How many photos should I really use?

Aim for a sweet spot of 5-7 photos. Fewer than four can seem like you’re hiding something or not taking it seriously, while more than eight can be overwhelming. Quality and variety are more important than quantity.

What if I’m a terrible writer?

Focus on authenticity, not prose. You can use bullet points to list some quick, fun facts about yourself. Or, use the voice memo feature on apps like Hinge. Hearing your voice can be a powerful way to convey personality without writing a novel.

Should I include what I’m looking for in a partner?
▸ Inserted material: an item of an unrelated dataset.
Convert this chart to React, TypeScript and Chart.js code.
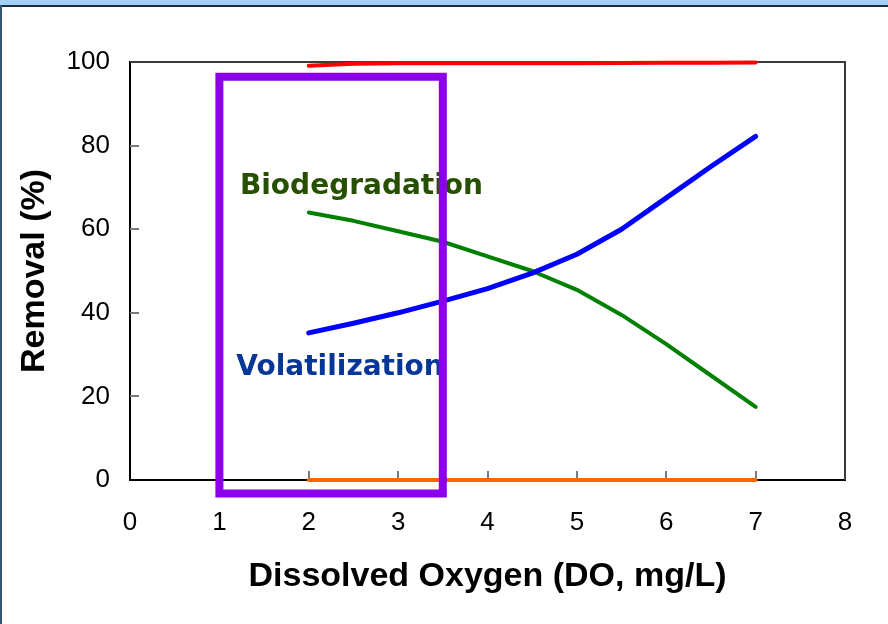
import React, { useEffect, useRef } from 'react';
import { Chart, registerables } from 'chart.js';

Chart.register(...registerables);

// Dissolved oxygen (mg/L) sample points
const doValues = [2, 2.5, 3, 3.5, 4, 4.5, 5, 5.5, 6, 6.5, 7];
// Removal (%) series
const totalRemoval = [99.1, 99.6, 99.7, 99.7, 99.7, 99.7, 99.7, 99.75, 99.8, 99.85, 99.9];
const biodegradation = [64, 62, 59.5, 57, 53.5, 50, 45.5, 39.5, 32.5, 25, 17.5];
const volatilization = [35.2, 37.5, 40, 42.8, 45.8, 49.5, 54, 60, 67.5, 75, 82.2];
const sorption = [0, 0, 0, 0, 0, 0, 0, 0, 0, 0, 0];
// Highlight box corners (DO, removal %)
const boxX = [1, 1, 3.5, 3.5, 1];
const boxY = [96.5, -3.2, -3.2, 96.5, 96.5];
// Axis ticks
const xTicks = [0, 1, 2, 3, 4, 5, 6, 7, 8];
const yTicks = [0, 20, 40, 60, 80, 100];
// Series labels
const seriesLabels = ['Biodegradation', 'Volatilization'];

const toPts = (xs: number[], ys: number[]) => xs.map((x, i) => ({ x, y: ys[i] }));

const decorPlugin = {
  id: 'decor',
  beforeDatasetsDraw(chart: any) {
    const { ctx, chartArea: a, scales } = chart;
    const x = scales.x;
    const y = scales.y;
    ctx.save();
    // top & right frame
    ctx.strokeStyle = '#3a3a3a';
    ctx.lineWidth = 2;
    ctx.beginPath();
    ctx.moveTo(a.left, a.top);
    ctx.lineTo(a.right, a.top);
    ctx.lineTo(a.right, a.bottom);
    ctx.stroke();
    // inward tick marks
    ctx.strokeStyle = '#7a7a7a';
    ctx.lineWidth = 2;
    ctx.beginPath();
    yTicks.forEach((v) => {
      if (v === 0 || v === 100) return;
      const py = Math.round(y.getPixelForValue(v));
      ctx.moveTo(a.left, py);
      ctx.lineTo(a.left + 9, py);
    });
    xTicks.forEach((v) => {
      if (v === 0 || v === 8) return;
      const px = Math.round(x.getPixelForValue(v));
      ctx.moveTo(px, a.bottom);
      ctx.lineTo(px, a.bottom - 9);
    });
    ctx.stroke();
    // series labels
    ctx.font = 'bold 28px "DejaVu Sans", Verdana, sans-serif';
    ctx.textAlign = 'left';
    ctx.textBaseline = 'alphabetic';
    ctx.fillStyle = '#264f00';
    ctx.fillText(seriesLabels[0], x.getPixelForValue(1.23), y.getPixelForValue(68.5));
    ctx.fillStyle = '#073699';
    ctx.fillText(seriesLabels[1], x.getPixelForValue(1.19), y.getPixelForValue(25.1));
    ctx.restore();
  },
};

export default function App() {
  const ref = useRef<HTMLCanvasElement | null>(null);

  useEffect(() => {
    if (!ref.current) return;
    const lineBase = {
      pointRadius: 0,
      tension: 0,
      clip: false as any,
      borderCapStyle: 'round' as const,
      borderJoinStyle: 'round' as const,
      fill: false,
    };
    const chart = new Chart(ref.current, {
      type: 'line',
      data: {
        datasets: [
          {
            ...lineBase,
            label: 'box',
            data: toPts(boxX, boxY),
            borderColor: '#8b00e8',
            borderWidth: 8,
            borderCapStyle: 'square',
            borderJoinStyle: 'miter',
          },
          { ...lineBase, label: 'Volatilization', data: toPts(doValues, volatilization), borderColor: '#0000ff', borderWidth: 5 },
          { ...lineBase, label: 'Biodegradation', data: toPts(doValues, biodegradation), borderColor: '#008000', borderWidth: 4 },
          { ...lineBase, label: 'Total', data: toPts(doValues, totalRemoval), borderColor: '#ff0000', borderWidth: 4 },
          { ...lineBase, label: 'Sorption', data: toPts(doValues, sorption), borderColor: '#ff6600', borderWidth: 4 },
        ],
      },
      options: {
        responsive: false,
        animation: false,
        events: [],
        layout: { padding: { top: 62, right: 43, left: 0, bottom: 0 } },
        plugins: { legend: { display: false }, tooltip: { enabled: false } },
        scales: {
          x: {
            type: 'linear',
            min: 0,
            max: 8,
            afterFit: (s: any) => { s.height = 144; },
            afterBuildTicks: (s: any) => { s.ticks = xTicks.map((v) => ({ value: v })); },
            ticks: {
              stepSize: 1,
              color: '#000',
              padding: 27,
              font: { family: '"Liberation Sans", Arial, sans-serif', size: 26 },
            },
            grid: { drawOnChartArea: false, drawTicks: false },
            border: { display: true, color: '#000', width: 2 },
            title: {
              display: true,
              text: 'Dissolved Oxygen (DO, mg/L)',
              color: '#000',
              font: { family: '"Liberation Sans", Arial, sans-serif', size: 34, weight: 'bold', lineHeight: 1.2 },
              padding: { top: 0, bottom: 27 },
            },
          },
          y: {
            type: 'linear',
            min: 0,
            max: 100,
            afterFit: (s: any) => { s.width = 130; },
            afterBuildTicks: (s: any) => { s.ticks = yTicks.map((v) => ({ value: v })); },
            ticks: {
              stepSize: 20,
              color: '#000',
              padding: 20,
              font: { family: '"Liberation Sans", Arial, sans-serif', size: 26 },
            },
            grid: { drawOnChartArea: false, drawTicks: false },
            border: { display: true, color: '#000', width: 2 },
            title: {
              display: true,
              text: 'Removal (%)',
              color: '#000',
              font: { family: '"Liberation Sans", Arial, sans-serif', size: 34, weight: 'bold', lineHeight: 1.2 },
              padding: { top: 14, bottom: 0 },
            },
          },
        },
      },
      plugins: [decorPlugin],
    });
    return () => chart.destroy();
  }, []);

  return (
    <div style={{ position: 'fixed', left: 0, top: 0, width: 888, height: 624, background: '#fff', overflow: 'hidden' }}>
      <div style={{ position: 'absolute', left: 0, top: 0, width: 888, height: 5, background: '#a3d1f7' }} />
      <div style={{ position: 'absolute', left: 0, top: 5, width: 888, height: 2, background: '#1f2d3b' }} />
      <div style={{ position: 'absolute', left: 0, top: 5, width: 2, height: 619, background: '#355577' }} />
      <canvas ref={ref} width={888} height={624} style={{ position: 'absolute', left: 0, top: 0 }} />
    </div>
  );
}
Briefly, yes. Instead of a long checklist, focus on the ‘vibe.’ Something like, “Looking for a kind, curious person who doesn’t take themselves too seriously and is up for both a lazy Sunday and a spontaneous road trip” works much better than a list of physical attributes.

How honest should I be about my flaws?

Be authentic, not self-deprecating. It’s okay to poke fun at yourself in a lighthearted way (e.g., “I’ll probably beat you at Mario Kart, but I’ll definitely burn the popcorn”). Avoid heavy trauma-dumping or deep insecurities in your bio; save those conversations for when you’ve built some trust.